The manuscript described the results of experiments using the co-culture of the human-derived fibroblasts (HDF) and the human osteogenic SAOS-2 cells. Cells were incubated either with a red fluorescent dye (HDF) or a green fluorescent dye (SAOS-2 cells). Red fluorescence was detected in some SAOS-2 cells co-cultured with HDF, which indicated cell-projection pumping. The authors performed several analyses to study cell-profile area and migration velocity of co-cultured SAOS-2 cells. Kendall’s tau and statistical significance were performed to assess correlation. The authors found that transfer of HDF contents to SAOS-2 via cell-projection pumping drives: increased SAOS-2 mitosis, modestly increased SAOS-2 migration, increased SAOS-2 cell profile area, and reduced SAOS-2 circularity. However, all these phenotypic changes were reset by SAOS-2 mitosis. These findings are interesting and may impact cancer cell phenotype, relevant to cancer histopathological diagnosis.

The manuscript contains a comprehensive introduction to the problem, well-described methodology. Supplementation of the manuscript by images, additionally to statistical counts, that show phenotypic changes during co-culture of HDF with SAOS-2 can enhance the manuscript.

I recommend inserting of images of phenotypic changes of SAOS-2 cells (such as cell circularity, enter to mitosis, and others mentioned in the manuscript) following cell-projection pumping of fibroblast contents additionally to graphs. This will make visible what the authors are counting.

Author Response

Please see the attachment

Author Response File: Author Response.pdf

Reviewer 2 Report

In this manuscript, Mahadevan and co-workers presents correlative results between cancer cell (SAOS2) behavior and the amount of fibroblast organellar (and potentially cytosolic) they contain. This manuscript is in line with earlier studies from the same group on cell-projection pumping. While the process is novel and potentially interesting, it’s hard for this review to appreciate the functional relevance of cell projection pumping for this SAOS cells. While it’s good to see correlation between the fibroblast contents and a few cellular processes, authors should add some functional or physiological context to their findings.

 

Specific concerns:

 

  1. As a cell biologist, this reviewer is not entirely convinced about how the organellar transport actually happen in cell projection pumping. Can authors distinguish between whether the SAOS2 cells bite off a bit of the fibroblast projection or the fibroblast actively pump via some conduit between two cells? The payload would be membrane enclosed in the former case and cytosolic in latter. Also, is the organellar payload primarily mitochondria or other organelles are transferred.

 

  1. How do authors reconcile a strong positive correlation observed for cell profile area with a mild negative correlation observed for circularity? Do the SAOS2 cells become more elongated and well spread after the transfer? Please provide more example images and tracking montage as figures and videos as supplemental material.

 

  1. Authors observe negligible to poor correlation between migration velocity of the cancer cells for most of the experiment. What is the difference between the migration velocity of SAOS2 cells which don’t receive any transfer or grown alone? Are the differences significant.

 

4. Authors discuss and conclude important roles for cell projection pumping for cancer pathophysiology or developing anti-cancer therapies. But this statement is an exaggeration as authors haven’t even explored causal links between the phenomenon (cellular material transfer) and the observations they make.

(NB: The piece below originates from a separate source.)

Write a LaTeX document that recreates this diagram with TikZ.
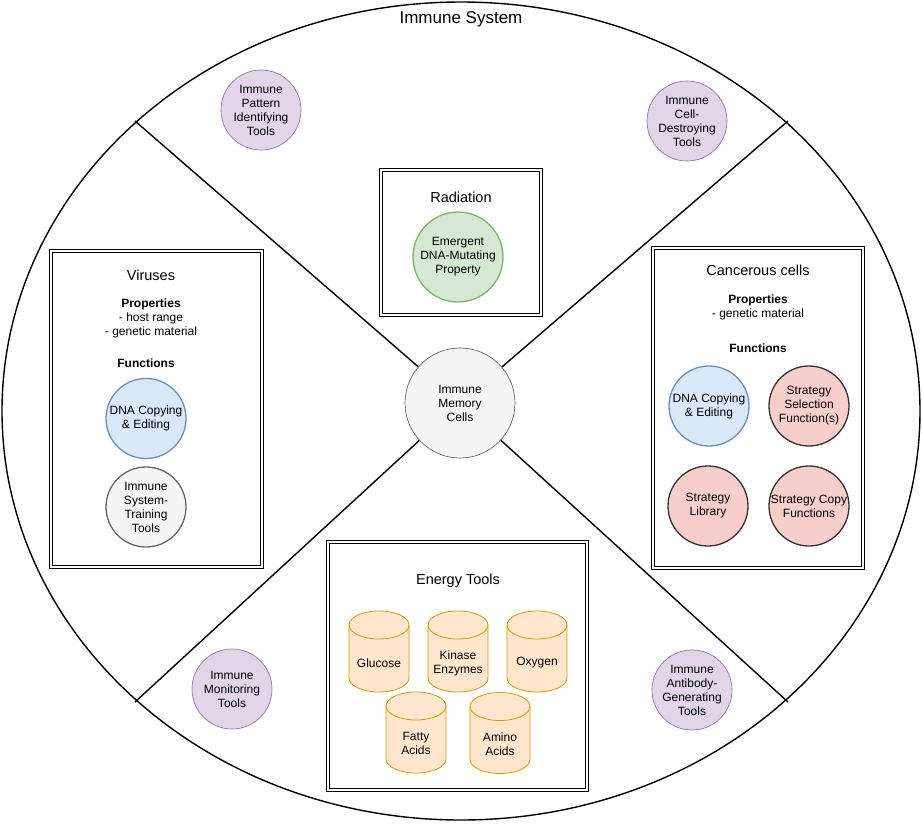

In summary, the results presented here are too preliminary and unsubstantiated for the claims authors are making.

Author Response

Please see the attachment.

Author Response File: Author Response.pdf

Round 2

Reviewer 2 Report

I'm glad that authors have taken the critique from this reviewer in a positive spirit and have addressed all the comments raised earlier on a well detailed response letter and have made several important changes to their initial version. They have also provided supplemental data and movies to support their manuscript. Authors need to add scale bar and time-stamp to the supplemental movie they have added.